Wednesday, 16 November 2011

Hyper-V Hanging at Shutting Down Cluster Service … Troubleshooting Steps

We are in the process of troubleshooting a problematic shutdown of a Hyper-V Server 2008 R2 SP1 cluster node.

For now, we have discovered how to kill the cluster service via command line from another node to at least get the node to boot:

  • taskkill /S HyperV-Node01 /IM clussvc.exe

Prior to doing that we ran the following command on the good node:

  • cluster.exe log /g

The log that is created can be found in C:\Windows\Cluster\Reports and is named Cluster.log.

So far, nothing in the logs made any clear indication as far as the cause.

However, after using the Taskkill command which allowed the server to shut down and reboot we initiated another restart on the node after logging in.

This time the cluster service shut down cleanly with the node doing a normal reboot cycle.

We then moved all of the VMs, CSVs, and Cluster ownership over to that node and ran a shutdown cycle on the other.

Philip Elder
MPECS Inc.
Microsoft Small Business Specialists
Co-Author: SBS 2008 Blueprint Book

*Our original iMac was stolen (previous blog post). We now have a new MacBook Pro courtesy of Vlad Mazek, owner of OWN.

Windows Live Writer

1 comment:

MB said...

Hi Philip,

Hope you get somewhere with this one, we're finding the same issue with 2 pre SP1 clusters.

There are 6 and 9 servers in each cluster running hyper-v with assorted guests and rebooting is a lottery.
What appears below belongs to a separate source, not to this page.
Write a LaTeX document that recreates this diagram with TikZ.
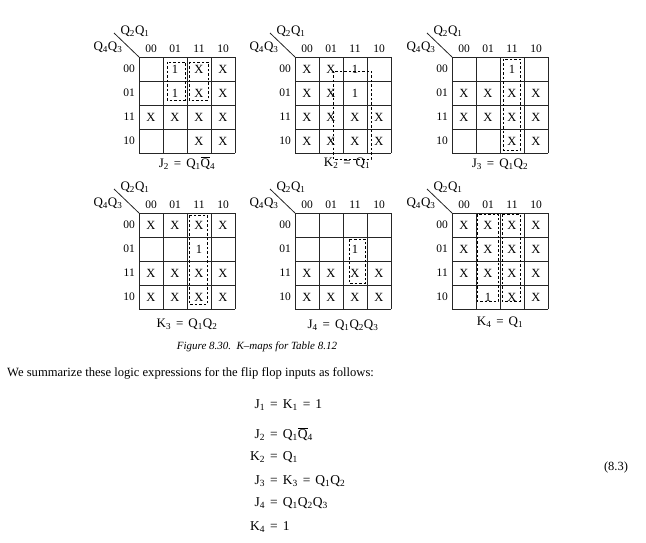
\documentclass[tikz,border=0pt]{standalone}
\usepackage{fontspec}
\setmainfont{Liberation Serif}

\newcommand{\Qbar}{$\overline{\mbox{Q}}$}
\newcommand{\eqsp}{\hspace{5pt}=\hspace{5pt}}

% frame of one K-map: name, x, y of the top left corner
\newcommand{\kmapframe}[3]{%
  \begin{scope}[shift={(#2,#3)}]
    \draw[gridline, step=24pt] (0,0) grid (96,96);
    \draw[gridline] (-25,-24) -- (0,0);
    \node[lbl] (#1-top) at (-4,-26) {Q\textsubscript{2}Q\textsubscript{1}};
    \node[lbl] (#1-side) at (-31,-10) {Q\textsubscript{4}Q\textsubscript{3}};
    \node[hd] (#1-c1) at (12,-8) {00};
    \node[hd] (#1-c2) at (36,-8) {01};
    \node[hd] (#1-c3) at (60,-8) {11};
    \node[hd] (#1-c4) at (84,-8) {10};
    \node[hd, anchor=east] (#1-r1) at (-4,12) {00};
    \node[hd, anchor=east] (#1-r2) at (-4,36) {01};
    \node[hd, anchor=east] (#1-r3) at (-4,60) {11};
    \node[hd, anchor=east] (#1-r4) at (-4,84) {10};
  \end{scope}}

% one row of a K-map: name, x, y, row, four entries
\newcommand{\kmaprow}[8]{%
  \begin{scope}[shift={(#2,#3)}]
    \node[cell] (#1-#4-1) at (12,{12+24*#4}) {#5};
    \node[cell] (#1-#4-2) at (36,{12+24*#4}) {#6};
    \node[cell] (#1-#4-3) at (60,{12+24*#4}) {#7};
    \node[cell] (#1-#4-4) at (84,{12+24*#4}) {#8};
  \end{scope}}

\begin{document}
\begin{tikzpicture}[x=1pt, y=-1pt]
  \useasboundingbox (0,0) rectangle (646,543);
  {
    \tikzset{gridline/.style = {line width=0.8pt, black!85},
             lbl/.style = {inner sep=0pt, font=\fontsize{13}{13}\selectfont},
             hd/.style = {inner sep=0pt, font=\fontsize{11.5}{11.5}\selectfont},
             cell/.style = {inner sep=0pt, font=\fontsize{12.5}{12.5}\selectfont},
             eqn/.style = {inner sep=0pt, anchor=west, font=\fontsize{13.5}{13.5}\selectfont},
             grp/.style = {line width=0.7pt, dash pattern=on 2.5pt off 2pt}}

    % J2
    \kmapframe{jtwo}{139}{57}
    \kmaprow{jtwo}{139}{57}{0}{}{1}{X}{X}
    \kmaprow{jtwo}{139}{57}{1}{}{1}{X}{X}
    \kmaprow{jtwo}{139}{57}{2}{X}{X}{X}{X}
    \kmaprow{jtwo}{139}{57}{3}{}{}{X}{X}
    \draw[grp] (167,62) rectangle (185,100);
    \draw[grp] (189,62) rectangle (208,100);
    \node[lbl] (jtwo-eq) at (187,163) {J\textsubscript{2}\eqsp Q\textsubscript{1}\Qbar\textsubscript{4}};

    % K2
    \kmapframe{ktwo}{295}{57}
    \kmaprow{ktwo}{295}{57}{0}{X}{X}{1}{}
    \kmaprow{ktwo}{295}{57}{1}{X}{X}{1}{}
    \kmaprow{ktwo}{295}{57}{2}{X}{X}{X}{X}
    \kmaprow{ktwo}{295}{57}{3}{X}{X}{X}{X}
    \draw[grp] (333,71) rectangle (371,159);
    \node[lbl] (ktwo-eq) at (347,163) {K\textsubscript{2}\eqsp Q\textsubscript{1}};

    % J3
    \kmapframe{jthree}{452}{57}
    \kmaprow{jthree}{452}{57}{0}{}{}{1}{}
    \kmaprow{jthree}{452}{57}{1}{X}{X}{X}{X}
    \kmaprow{jthree}{452}{57}{2}{X}{X}{X}{X}
    \kmaprow{jthree}{452}{57}{3}{}{}{X}{X}
    \draw[grp] (503,59) rectangle (520,150);
    \node[lbl] (jthree-eq) at (500,164) {J\textsubscript{3}\eqsp Q\textsubscript{1}Q\textsubscript{2}};

    % K3
    \kmapframe{kthree}{139}{213}
    \kmaprow{kthree}{139}{213}{0}{X}{X}{X}{X}
    \kmaprow{kthree}{139}{213}{1}{}{}{1}{}
    \kmaprow{kthree}{139}{213}{2}{X}{X}{X}{X}
    \kmaprow{kthree}{139}{213}{3}{X}{X}{X}{X}
    \draw[grp] (189,215) rectangle (207,304);
    \node[lbl] (kthree-eq) at (187,324) {K\textsubscript{3}\eqsp Q\textsubscript{1}Q\textsubscript{2}};

    % J4
    \kmapframe{jfour}{295}{213}
    \kmaprow{jfour}{295}{213}{0}{}{}{}{}
    \kmaprow{jfour}{295}{213}{1}{}{}{1}{}
    \kmaprow{jfour}{295}{213}{2}{X}{X}{X}{X}
    \kmaprow{jfour}{295}{213}{3}{X}{X}{X}{X}
    \draw[grp] (349,239) rectangle (365,283);
    \node[lbl] (jfour-eq) at (343,325) {J\textsubscript{4}\eqsp Q\textsubscript{1}Q\textsubscript{2}Q\textsubscript{3}};

    % K4
    \kmapframe{kfour}{452}{213}
    \kmaprow{kfour}{452}{213}{0}{X}{X}{X}{X}
    \kmaprow{kfour}{452}{213}{1}{X}{X}{X}{X}
    \kmaprow{kfour}{452}{213}{2}{X}{X}{X}{X}
    \kmaprow{kfour}{452}{213}{3}{}{1}{X}{X}
    \draw[grp] (477,214) rectangle (498,301);
    \draw[grp] (502,214) rectangle (520,301);
    \node[lbl] (kfour-eq) at (500,322) {K\textsubscript{4}\eqsp Q\textsubscript{1}};

    \node[inner sep=0pt, font=\fontsize{11}{11}\selectfont\itshape] (figcap) at (257,347)
      {Figure 8.30.\ \ K--maps for Table 8.12};
    \node[inner sep=0pt, anchor=west, font=\fontsize{12.6}{13}\selectfont] (intro) at (7,373)
      {We summarize these logic expressions for the flip flop inputs as follows:};

    \node[eqn] (eq1) at (244,405) {\makebox[21pt][r]{J\textsubscript{1}}\eqsp K\textsubscript{1}\eqsp 1};
    \node[eqn] (eq2) at (244,434) {\makebox[21pt][r]{J\textsubscript{2}}\eqsp Q\textsubscript{1}\Qbar\textsubscript{4}};
    \node[eqn] (eq3) at (244,457) {\makebox[21pt][r]{K\textsubscript{2}}\eqsp Q\textsubscript{1}};
    \node[eqn] (eq4) at (244,481) {\makebox[21pt][r]{J\textsubscript{3}}\eqsp K\textsubscript{3}\eqsp Q\textsubscript{1}Q\textsubscript{2}};
    \node[eqn] (eq5) at (244,503) {\makebox[21pt][r]{J\textsubscript{4}}\eqsp Q\textsubscript{1}Q\textsubscript{2}Q\textsubscript{3}};
    \node[eqn] (eq6) at (244,527) {\makebox[21pt][r]{K\textsubscript{4}}\eqsp 1};
    \node[inner sep=0pt, font=\fontsize{12.5}{12.5}\selectfont] (eqnum) at (616,467) {(8.3)};
  }
\end{tikzpicture}
\end{document}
We have tried shutting down all the guests and rebooting each host individually, allowing each one to come all the way back up, and also taking all the cluster disks offline and rebooting each host individually and each time the third server generally hangs on cluster service.

Is there a correct way to reboot all the hosts ie when service packing and updating? I get cold sweats when I have to reboot these servers!

As you've found, you can reboot the same server again and have no issue, but I think thats because quorum breaks. Once quorum is broken it doesn't seem to care anymore and cluster service shuts down ok.

We've even had it where a cluster server can see all the other servers ok but can't participate. To get it back we've had success in rebooting all servers again, and on one occasion removing cluster services and re-adding. This may be because of patching levels though!